Princeton University Press, 2018. — 375 p.
Every picture tells a story. Hang pictures
together, and the conversation between
them enriches that story. This book taps
one such conversation. It traces the
narrative that unfolds as ancient Greek
and Roman artifacts are grouped first
in sanctuaries, and then in new configurations,
as they travel across cultures
and time. As they travel— the lucky ones
at least— they change the world around
them. Symbiotically, they too are changed,
accruing values positive and negative.
These values, and the ongoing embrace
of these values, create “classical art.”
Overinvestment in value- laden categories
makes them inevitably slippery. But
that should not dissuade us from wrestling
with them. “Classical art” is sometimes
used capaciously to describe the material
cultures of the Greeks, Etruscans, and
Romans from as early as 1200 BCE to
the fall of the Roman empire.1 But this
underrates the values implied by both the
“classical” and “art” labels, values that have
evolved over centuries. This book is about
that evolution, and employs “classical art”

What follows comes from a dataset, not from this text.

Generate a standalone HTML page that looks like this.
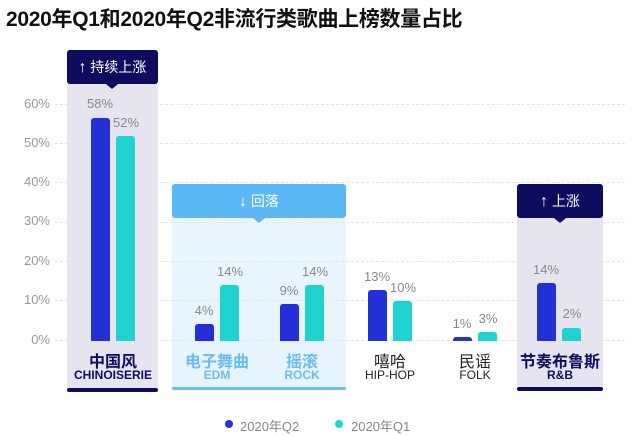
<!DOCTYPE html><html><head><meta charset="utf-8"><style>
body{margin:0;width:640px;height:436px;background:#fff;font-family:"Liberation Sans","Noto Sans CJK SC",sans-serif;position:relative;overflow:hidden}
.a{position:absolute}
.t{left:6px;top:3px;font-size:21px;font-weight:bold;color:#111;letter-spacing:-0.3px}
.yl{left:14px;width:36px;text-align:right;font-size:13px;color:#999}
.g{left:55px;width:570px;border-top:1px dashed #e4e4e4;height:0}
.bar{border-radius:3px 3px 0 0;width:19px;bottom:95px}
.q2{background:#2230d6}.q1{background:#1fd3d0}
.v{font-size:13px;color:#888;width:40px;text-align:center}
.cn{font-size:16px;font-weight:bold;text-align:center;width:90px}
.en{font-size:12px;text-align:center;width:90px}
.hd{color:#fff;font-size:14px;text-align:center;line-height:34px;border-radius:3px}
.hd b{font-size:16px}
</style></head><body>
<div class="a t">2020年Q1和2020年Q2非流行类歌曲上榜数量占比</div>
<div class="a" style="left:67px;top:84px;width:91px;height:306px;background:#e6e5ef"></div>
<div class="a" style="left:67px;top:388px;width:91px;height:4px;background:#0d0c5e;border-radius:2px"></div>
<div class="a" style="left:172px;top:218px;width:174px;height:170px;background:linear-gradient(#eaf6fe,#e6f4fd)"></div>
<div class="a" style="left:172px;top:387px;width:174px;height:3px;background:#6bbcef;border-radius:2px"></div>
<div class="a" style="left:517px;top:218px;width:86px;height:170px;background:#e6e5ef"></div>
<div class="a" style="left:517px;top:387px;width:86px;height:4px;background:#0d0c5e;border-radius:2px"></div>
<div class="a yl" style="top:96px">60%</div><div class="a g" style="top:104px"></div>
<div class="a yl" style="top:135px">50%</div><div class="a g" style="top:143px"></div>
<div class="a yl" style="top:174px">40%</div><div class="a g" style="top:182px"></div>
<div class="a yl" style="top:213px">30%</div><div class="a g" style="top:222px"></div>
<div class="a yl" style="top:253px">20%</div><div class="a g" style="top:261px"></div>
<div class="a yl" style="top:292px">10%</div><div class="a g" style="top:300px"></div>
<div class="a yl" style="top:332px">0%</div><div class="a g" style="top:340px"></div>
<div class="a hd" style="left:67px;top:50px;width:91px;height:34px;background:#0d0c5e"><b>↑</b> 持续上涨</div>
<div class="a" style="left:106px;top:84px;border:6px solid transparent;border-top:5px solid #0d0c5e"></div>
<div class="a hd" style="left:172px;top:184px;width:174px;height:34px;background:#5bb8f5"><b>↓</b> 回落</div>
<div class="a" style="left:253px;top:218px;border:6px solid transparent;border-top:5px solid #5bb8f5"></div>
<div class="a hd" style="left:517px;top:184px;width:86px;height:34px;background:#0d0c5e"><b>↑</b> 上涨</div>
<div class="a" style="left:554px;top:218px;border:6px solid transparent;border-top:5px solid #0d0c5e"></div>

<div class="a bar q2" style="left:91px;height:223px"></div><div class="a bar q1" style="left:116px;height:205px"></div>
<div class="a v" style="left:80px;top:96px">58%</div><div class="a v" style="left:106px;top:115px">52%</div>
<div class="a bar q2" style="left:195px;height:17px"></div><div class="a bar q1" style="left:220px;height:56px"></div>
<div class="a v" style="left:184px;top:303px">4%</div><div class="a v" style="left:210px;top:264px">14%</div>
<div class="a bar q2" style="left:280px;height:37px"></div><div class="a bar q1" style="left:305px;height:56px"></div>
<div class="a v" style="left:269px;top:283px">9%</div><div class="a v" style="left:295px;top:264px">14%</div>
<div class="a bar q2" style="left:368px;height:51px"></div><div class="a bar q1" style="left:393px;height:40px"></div>
<div class="a v" style="left:357px;top:269px">13%</div><div class="a v" style="left:383px;top:280px">10%</div>
<div class="a bar q2" style="left:453px;height:4px"></div><div class="a bar q1" style="left:478px;height:9px"></div>
<div class="a v" style="left:442px;top:316px">1%</div><div class="a v" style="left:468px;top:311px">3%</div>
<div class="a bar q2" style="left:537px;height:58px"></div><div class="a bar q1" style="left:562px;height:13px"></div>
<div class="a v" style="left:526px;top:262px">14%</div><div class="a v" style="left:552px;top:306px">2%</div>

<div class="a cn" style="left:68px;top:348px;color:#0d0c5e">中国风</div><div class="a en" style="left:68px;top:368px;color:#0d0c5e;font-weight:bold">CHINOISERIE</div>
<div class="a cn" style="left:172px;top:348px;color:#6bbcef">电子舞曲</div><div class="a en" style="left:172px;top:368px;color:#6bbcef;font-weight:bold">EDM</div>
<div class="a cn" style="left:257px;top:348px;color:#6bbcef">摇滚</div><div class="a en" style="left:257px;top:368px;color:#6bbcef;font-weight:bold">ROCK</div>
<div class="a cn" style="left:345px;top:348px;color:#222;font-weight:normal">嘻哈</div><div class="a en" style="left:345px;top:368px;color:#222">HIP-HOP</div>
<div class="a cn" style="left:430px;top:348px;color:#222;font-weight:normal">民谣</div><div class="a en" style="left:430px;top:368px;color:#222">FOLK</div>
<div class="a cn" style="left:515px;top:348px;color:#0d0c5e">节奏布鲁斯</div><div class="a en" style="left:515px;top:368px;color:#0d0c5e;font-weight:bold">R&amp;B</div>

<div class="a" style="left:225px;top:420px;width:8px;height:8px;border-radius:50%;background:#2230d6"></div>
<div class="a" style="left:240px;top:416px;font-size:13px;color:#888">2020年Q2</div>
<div class="a" style="left:335px;top:420px;width:8px;height:8px;border-radius:50%;background:#1fd3d0"></div>
<div class="a" style="left:351px;top:416px;font-size:13px;color:#888">2020年Q1</div>
</body></html>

for a category comprising “chosen objects,”
objects that have outgrown their Greek
or Roman origins, and often also their
intended function, to become part of something
bigger— an elite club or canon that
dictates taste, and shapes culture and culture’s
questions. This book also privileges
sculpture. It would be disingenuous to
deny the part played by gems, pottery,
painting, and architecture, but sculpture
is the most eloquent advocate; indeed it is
our only advocate, if what we are wanting
to track is an available, moveable material
that has been in the public domain from its
production in Greece or Rome and its discussion
in Greek and Latin literature, continuously
through to the present— material
that offers not just a close- up but a panning
shot of classical art’s entire trajectory.
In as far as this book is concerned with
more private narratives, it is less with the
biographies of individual enthusiasts than
with how these biographies have intersected
with (inter)national narratives to dictate
classical art’s makeup and influence.